Teleology, promoted by Adrian Wood, former CEO of MTN Nigeria, has made a non-refundable deposit of $50 million to acquire the brand formerly known as Etisalat.
According to documents of United Capital Trustees acknowledged receipt of Teleology’s payment on March 21, 2018.
However, Durojaiye, who was a senator in 1999, has written a letter to the Central Bank of Nigeria (CBN) listing new criteria of “technical expertise” and “at least three years operational history” — and vowing that NCC would not issue an operational licence to Teleology.
His letter, according to sources, was designed to favour Smile, the company believed to be secretly backed by a former director of the Etisalat board that went bankrupt.
Although he does not have executive powers and had never written on behalf of NCC since the transaction started in 2017, Durojaiye curiously wrote to the CBN on March 14 to raise an objection after the processes had been concluded.
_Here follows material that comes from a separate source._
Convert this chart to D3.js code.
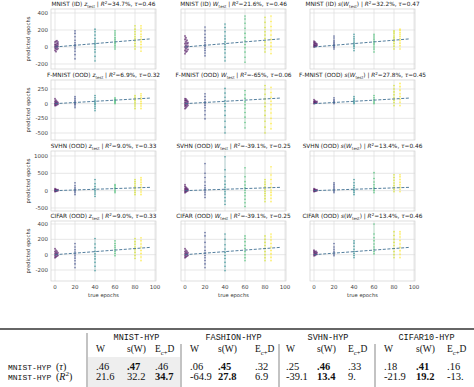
<!DOCTYPE html>
<html><head><meta charset="utf-8">
<script src="https://cdn.jsdelivr.net/npm/d3@7"></script>
<style>body{margin:0;background:#fff} svg{display:block}</style>
</head><body><div id="chart"></div>
<script>
// true epochs of the checkpoints (one vertical strip each)
const epochs = [0, 1, 2, 3, 20, 40, 60, 80, 86];

// predicted epochs per panel, one list per true epoch
const mnistZ = [[-40,-10,10,30,60],[-55,-20,5,25,70],[-30,0,20,45,75],[-20,10,35,60],
  [-140,-90,-50,-20,0,15,30,50,80,120,160,190],[-165,-110,-60,-30,0,25,45,70,100,140,180,210],
  [-25,0,20,40,55,70,90,110,140,165,190],[-25,10,40,70,95,120,150,180,210,250],[-50,-10,30,60,90,120,150,185,220,250]];
const mnistW = [[-80,-40,0,40,90,130],[-60,-20,20,60,110],[-50,0,40,80],[-30,10,50],
  [-105,-70,-40,-15,5,25,50,80,110,150,190,235],[-165,-120,-70,-30,0,30,60,95,130,180,230,270],
  [-180,-120,-60,-10,30,70,110,160,220,280,330,365],[-60,-20,20,60,100,140,180,230,290,350],[-80,-30,10,50,90,140,190,240,300,365]];
const mnistS = [[0,15,30,50,70],[5,20,40,60],[10,25,45],[15,35],
  [-25,-5,10,20,30,45,60,80,105,130],[-45,-15,5,20,35,50,70,95,120,150],
  [-60,-25,0,25,45,65,85,105,130,150],[-25,10,40,65,90,110,130,155,175,190],[-25,15,45,75,100,125,150,170,195,210]];

const fmnistZ = [[-35,-10,10,40,85],[-30,0,25,60],[-20,10,40],[-10,20],
  [-70,-40,-15,0,15,35,60,90,120],[-120,-80,-45,-15,5,30,60,100,140],
  [0,20,35,50,65,80,100],[-85,-40,-5,25,55,80,110,140],[-85,-40,0,35,70,100,135,170]];
const fmnistW = [[-85,-40,-10,20,55,85],[-70,-30,10,50,80],[-50,-10,30,60],[-30,10,40],
  [-260,-190,-120,-70,-30,0,30,70,120,170],[-500,-400,-300,-200,-120,-50,0,50,110,180,260],
  [-415,-320,-230,-150,-80,-20,30,90,150,225],[-500,-400,-300,-200,-120,-50,10,80,160,240,310],[-430,-340,-250,-160,-90,-20,40,110,190,280]];
const fmnistS = [[0,20,40,70],[5,25,50],[10,35],[15,40],
  [0,20,35,50,70,100],[0,20,40,60,85,120],
  [0,25,45,70,100,140],[-35,20,60,100,150,200,250,310],[-35,25,70,120,170,230,290,345]];

const svhnZ = [[-30,0,30,60],[-20,10,40],[-10,20],[0,30],
  [-115,-60,-20,10,40,80,140,230],[-170,-100,-40,10,60,120,200,320],
  [-60,-20,20,60,100,140,175],[-115,-50,10,70,130,200,260,320],[-115,-40,30,100,170,240,310,375]];
const svhnW = [[-60,-20,20,60,120,175],[-40,0,50,100],[-20,30,70],[0,40],
  [-200,-120,-60,-10,30,80,150,250,380,500,780],[-400,-300,-200,-100,-30,30,100,180,280,400,600,980],
  [-460,-350,-250,-150,-60,10,80,160,260,400,660],[-320,-230,-150,-80,-20,40,110,180,250,320],[-320,-220,-130,-50,20,100,200,320,450,690]];
const svhnS = [[-30,0,30,60],[-20,10,40],[-10,20],[0,30],
  [-60,-20,10,40,80,130,180,230],[-115,-50,0,40,90,150,230,320],
  [-60,0,50,100,170,250,350,520],[-30,30,90,150,220,300,380,460],[-30,40,100,170,240,320,400,460]];

const cifarZ = [[-40,-15,10,40,80],[-30,0,25,60],[-20,15,45],[-10,25],
  [-170,-120,-80,-45,-15,10,35,65,100,145],[-210,-150,-100,-55,-20,10,45,90,140,210],
  [-15,15,40,65,90,115,145,180],[-50,-10,30,65,100,135,170,210],[-80,-30,15,55,100,140,180,220]];
const cifarW = [[-40,-15,10,40,80],[-30,0,25,60],[-20,15,45],[-10,25],
  [-170,-120,-75,-40,-10,20,55,100,160,245,290],[-210,-150,-100,-50,-10,30,75,130,200,270],
  [-80,-40,0,40,80,120,170,210,245],[-80,-40,0,40,80,120,160,200,245],[-80,-35,10,55,100,145,190,230,270]];
const cifarS = [[-15,5,25,45,60],[-10,10,35],[0,20,45],[5,30],
  [-15,5,25,45,70,100,145],[-40,-10,15,40,70,110,150,180],
  [10,40,70,100,140,180,220,270,400],[-40,0,40,80,120,160,200,250,300],[-40,5,50,95,140,185,230,270,300]];

const panels = [[mnistZ, mnistW, mnistS], [fmnistZ, fmnistW, fmnistS],
                [svhnZ, svhnW, svhnS], [cifarZ, cifarW, cifarS]];

const rowNames = ["MNIST (ID)", "F-MNIST (OOD)", "SVHN (OOD)", "CIFAR (OOD)"];
const r2Vals = [["34.7%", "21.6%", "32.2%"], ["6.9%", "-65%", "27.8%"],
                ["9.0%", "-39.1%", "13.4%"], ["9.0%", "-39.1%", "13.4%"]];
const tauVals = [["0.46", "0.46", "0.47"], ["0.32", "0.06", "0.45"],
                 ["0.33", "0.25", "0.46"], ["0.33", "0.25", "0.46"]];
const yTicks = [[-200, 0, 200, 400], [-500, -250, 0, 250], [-500, 0, 500, 1000], [-200, 0, 200, 400]];
const xTicks = [0, 20, 40, 60, 80, 100];
const fitRange = [0, 96];

// table
const groups = ["MNIST-HYP", "FASHION-HYP", "SVHN-HYP", "CIFAR10-HYP"];
const tauRow = [".46", ".47", ".46", ".06", ".45", ".32", ".25", ".46", ".33", ".18", ".41", ".16"];
const r2Row = ["21.6", "32.2", "34.7", "-64.9", "27.8", "6.9", "-39.1", "13.4", "9.", "-21.9", "19.2", "-13."];
const tauBold = [1, 4, 7, 10];
const r2Bold = [2, 4, 7, 10];

// ---- layout
const W = 474, H = 387;
const colLeft = [51, 181, 310], pw = 105;
const rowTop = [9, 80, 151, 221], ph = 60;
const yDomains = [[-259, 447], [-619, 403], [-587, 1144], [-343, 439]];
const sans = "DejaVu Sans";

const svg = d3.select("#chart").append("svg").attr("width", W).attr("height", H);
svg.append("rect").attr("width", W).attr("height", H).attr("fill", "#fff");

const color = d3.scaleSequential(d3.interpolateViridis).domain([0, 86]);
const x = d3.scaleLinear().domain([-4, 101]).range([0, pw]);

// rich text helper: parts = [text, style] with style in {"", "i", "sub", "sup"}
function rich(t, parts, fs) {
  let shift = 0;
  parts.forEach(([s, st]) => {
    const ts = t.append("tspan").text(s);
    let target = 0;
    if (st === "sub") target = fs * 0.3;
    if (st === "sup") target = -fs * 0.38;
    ts.attr("dy", target - shift);
    shift = target;
    if (st === "sub" || st === "sup") ts.attr("font-size", fs * 0.7);
    if (st === "i") ts.attr("font-style", "italic");
  });
}

panels.forEach((row, r) => {
  const y = d3.scaleLinear().domain(yDomains[r]).range([ph, 0]);
  row.forEach((pdata, c) => {
    const g = svg.append("g").attr("transform", `translate(${colLeft[c]},${rowTop[r]})`);

    // grid
    g.selectAll(".gx").data(xTicks).enter().append("line")
      .attr("x1", d => x(d)).attr("x2", d => x(d)).attr("y1", 0).attr("y2", ph)
      .attr("stroke", "#dddddd").attr("stroke-width", 0.7);
    g.selectAll(".gy").data(yTicks[r]).enter().append("line")
      .attr("y1", d => y(d)).attr("y2", d => y(d)).attr("x1", 0).attr("x2", pw)
      .attr("stroke", "#dddddd").attr("stroke-width", 0.7);

    // strips
    pdata.forEach((vals, i) => {
      const ep = epochs[i];
      const ext = d3.extent(vals);
      g.append("line")
        .attr("x1", x(ep)).attr("x2", x(ep)).attr("y1", y(ext[0])).attr("y2", y(ext[1]))
        .attr("stroke", color(ep)).attr("stroke-width", 0.8).attr("opacity", 0.35);
      g.selectAll(null).data(vals).enter().append("circle")
        .attr("cx", x(ep)).attr("cy", d => y(d)).attr("r", ep < 5 ? 0.9 : 0.8)
        .attr("fill", color(ep)).attr("opacity", ep < 5 ? 0.6 : 0.75);
    });

    // fit line
    g.append("line")
      .attr("x1", x(fitRange[0])).attr("y1", y(fitRange[0]))
      .attr("x2", x(fitRange[1])).attr("y2", y(fitRange[1]))
      .attr("stroke", "#3f6f92").attr("stroke-width", 0.9).attr("stroke-dasharray", "3,1.6");

    g.append("rect").attr("width", pw).attr("height", ph)
      .attr("fill", "none").attr("stroke", "#d0d0d0").attr("stroke-width", 0.7);

    // title
    const fs = 5.8;
    const t = g.append("text").attr("x", pw / 2).attr("y", -3).attr("text-anchor", "middle")
      .attr("font-family", sans).attr("font-size", fs).attr("fill", "#222");
    let feat;
    if (c === 0) feat = [["z", "i"], ["test", "sub"]];
    else if (c === 1) feat = [["W", "i"], ["test", "sub"]];
    else feat = [["s", "i"], ["(", ""], ["W", "i"], ["test", "sub"], [")", ""]];
    rich(t, [[rowNames[r] + " ", ""], ...feat, [" | ", ""], ["R", "i"], ["2", "sup"],
      ["=" + r2Vals[r][c] + ", ", ""], ["τ", "i"], ["=" + tauVals[r][c], ""]], fs);

    // y tick labels on first column
    if (c === 0) {
      g.selectAll(".yt").data(yTicks[r]).enter().append("text")
        .attr("x", -3).attr("y", d => y(d)).attr("dy", "0.35em").attr("text-anchor", "end")
        .attr("font-family", sans).attr("font-size", 5.5).attr("fill", "#444")
        .text(d => d);
      g.append("text").attr("transform", `translate(-21,${ph / 2}) rotate(-90)`)
        .attr("text-anchor", "middle").attr("font-family", sans).attr("font-size", 5.2)
        .attr("fill", "#333").text("predicted epochs");
    }
    // x tick labels on bottom row
    if (r === 3) {
      g.selectAll(".xt").data(xTicks).enter().append("text")
        .attr("x", d => x(d)).attr("y", ph + 8).attr("text-anchor", "middle")
        .attr("font-family", sans).attr("font-size", 5.5).attr("fill", "#444")
        .text(d => d);
      g.append("text").attr("x", pw / 2).attr("y", ph + 16).attr("text-anchor", "middle")
        .attr("font-family", sans).attr("font-size", 5.2).attr("fill", "#333").text("true epochs");
    }
  });
});

// ---- table
const serif = "Liberation Serif", mono = "Liberation Mono";
const colX = [96, 127, 155, 190, 218, 255, 286, 317, 348, 384, 416, 447];
const tb = svg.append("g");

tb.append("rect").attr("x", 88).attr("y", 357).attr("width", 92).attr("height", 30).attr("fill", "#eeeeee");
tb.append("line").attr("x1", 0).attr("x2", W).attr("y1", 329).attr("y2", 329)
  .attr("stroke", "#333").attr("stroke-width", 1.3);
tb.append("line").attr("x1", 87).attr("x2", 87).attr("y1", 333).attr("y2", H)
  .attr("stroke", "#555").attr("stroke-width", 0.7);
[181, 279, 375].forEach(xx => tb.append("line").attr("x1", xx).attr("x2", xx)
  .attr("y1", 344).attr("y2", H).attr("stroke", "#555").attr("stroke-width", 0.7));

groups.forEach((gname, gi) => {
  const cx = (colX[gi * 3] + colX[gi * 3 + 2] + 22) / 2;
  tb.append("text").attr("x", cx).attr("y", 340).attr("text-anchor", "middle")
    .attr("font-family", mono).attr("font-size", 8.5).attr("fill", "#111").text(gname);
  ["W", "s(W)", "E"].forEach((h, k) => {
    const t = tb.append("text").attr("x", colX[gi * 3 + k]).attr("y", 352)
      .attr("font-family", serif).attr("font-size", 9.5).attr("fill", "#111");
    if (h === "E") rich(t, [["E", ""], ["c+", "sub"], ["D", ""]], 9.5);
    else t.text(h);
  });
});

const rl1 = tb.append("text").attr("x", 8).attr("y", 370).attr("font-size", 10).attr("fill", "#111");
rl1.append("tspan").attr("font-family", mono).attr("font-size", 8).text("MNIST-HYP ");
rl1.append("tspan").attr("font-family", serif).text("(");
rl1.append("tspan").attr("font-family", serif).attr("font-style", "italic").text("τ");
rl1.append("tspan").attr("font-family", serif).text(")");
const rl2 = tb.append("text").attr("x", 8).attr("y", 380).attr("font-size", 10).attr("fill", "#111");
rl2.append("tspan").attr("font-family", mono).attr("font-size", 8).text("MNIST-HYP ");
rl2.append("tspan").attr("font-family", serif).text("(");
rl2.append("tspan").attr("font-family", serif).attr("font-style", "italic").text("R");
rl2.append("tspan").attr("font-family", serif).attr("font-size", 7).attr("dy", -4).text("2");
rl2.append("tspan").attr("font-family", serif).attr("dy", 4).text(")");

[[tauRow, tauBold, 370], [r2Row, r2Bold, 380]].forEach(([vals, bold, yy]) => {
  tb.selectAll(null).data(vals).enter().append("text")
    .attr("x", (d, i) => colX[i]).attr("y", yy)
    .attr("font-family", serif).attr("font-size", 10.5).attr("fill", "#111")
    .attr("font-weight", (d, i) => bold.includes(i) ? "bold" : "normal")
    .text(d => d);
});
</script></body></html>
Teleology is the only company on the final shortlist that is a special purpose vehicle (SPV).
Its brand and technical partner is Saraficom, a Kenyan telecoms company established in 1997 which currently has over 30 million subscribers and 1000 4G cell stations in the eastern African country.
The other finalists — Smile, Helios, Globacom and Airtel — meet Durojaiye’s new criterion of “operational experience”.
However, Airtel pulled out of the final leg in the bid process, while Globacom and Helios did not name any price.
TELEOLOGY VS SMILE
In bid documents, both Teleology and Smile offered to pay the symbolic $1 for 99.9% issued share capital of 9mobile.
Teleology promised an initial capital injection of $531 million broken down thus: $301 million first payment to banks, who are owed $1.2 billion by Etisalat; $100 million payment to leading vendors — Nokia, Hauwei and IHS; and a working capital of $130 million.
It also promised a capital investment of $270 million in the first year to improve network quality.
Smile, on the other hand, promised a much lower payment of $250 million to banks in the form of bonds redeemable in 10 years — an arrangement said not to have gone down well with the creditors who would rather invest their money in other instruments for higher yields.
The company also promised to pay $130 million “full and final payment” to all other creditors, which is also said to have been considered unfavourable by the vendors.
Its promised working capital of $120 million is $10 million lower than Teleology’s offer.
Sources reported that Durojaiye’s position could result in a flurry of legal actions and turn 9mobile to another NITEL, the government-owned telecoms company that could not be privatised for over 10 years because of political intrigues.
Both the CBN and the NCC were involved in the entire process of the 9mobile sale from day one — starting from June 2017 when the creditors took over the telco.
The apex bank and the telecoms regulator jointly appointed Joseph Nnanna as the chairman of the board.
Godwin Emefiele, the CBN governor, and Umar Danbatta, the NCC chief executive, also jointly wrote to Barclays Africa, the sale advisers, to demand a transparent process.
Emefiele also made a presentation to the NCC board, with Durojaiye in attendance, and the board did not raise any issue on the participation of SPVs.
Danbatta nominated two NCC representatives to the final presentation of bids which was held on December 4, 2017.
Next day, after the analyses of the presentations, five bidders were chosen for the next stage during a meeting of the board — which was to take a deeper look into the financial affairs of 9mobile and a final binding financial and technical bids for the company by January 16, 2018.
It was also learnt that the CBN sent a comprehensive report of that meeting to the NCC, which also had representatives on the day these bids were opened.
“During all of these interactions, neither these representatives nor the topmost management of the NCC mentioned that the licence would only be transferred to an existing telco,” an insider said.
“Durojaiye is now trying to shift the goalposts in the dying minutes of a match. The whole world is laughing at us,” an official of NCC said, suggesting that the board chairman is on his own.
“There would be significant, uncertain, expensive and cross-cutting legal ramifications if the board of the NCC were to insist on this new rule so late in the process.”
A clear indication that Durojaiye does not enjoy the support of the regulators was a letter written to the board of 9mobile by Emefiele and Danbatta.
After complaining about the media war being waged by some of the parties involved, they wrote: “For the avoidance of doubt, the CBN and the NCC would like to restate our resolve to continue the cooperation that has guided the process and reiterate our utmost faith and confidence in the outcomes so far.”
The letter was dated March 22, 2018 — six days after Durojaiye had written his own letter apparently trying to nullify the sale to Teleology.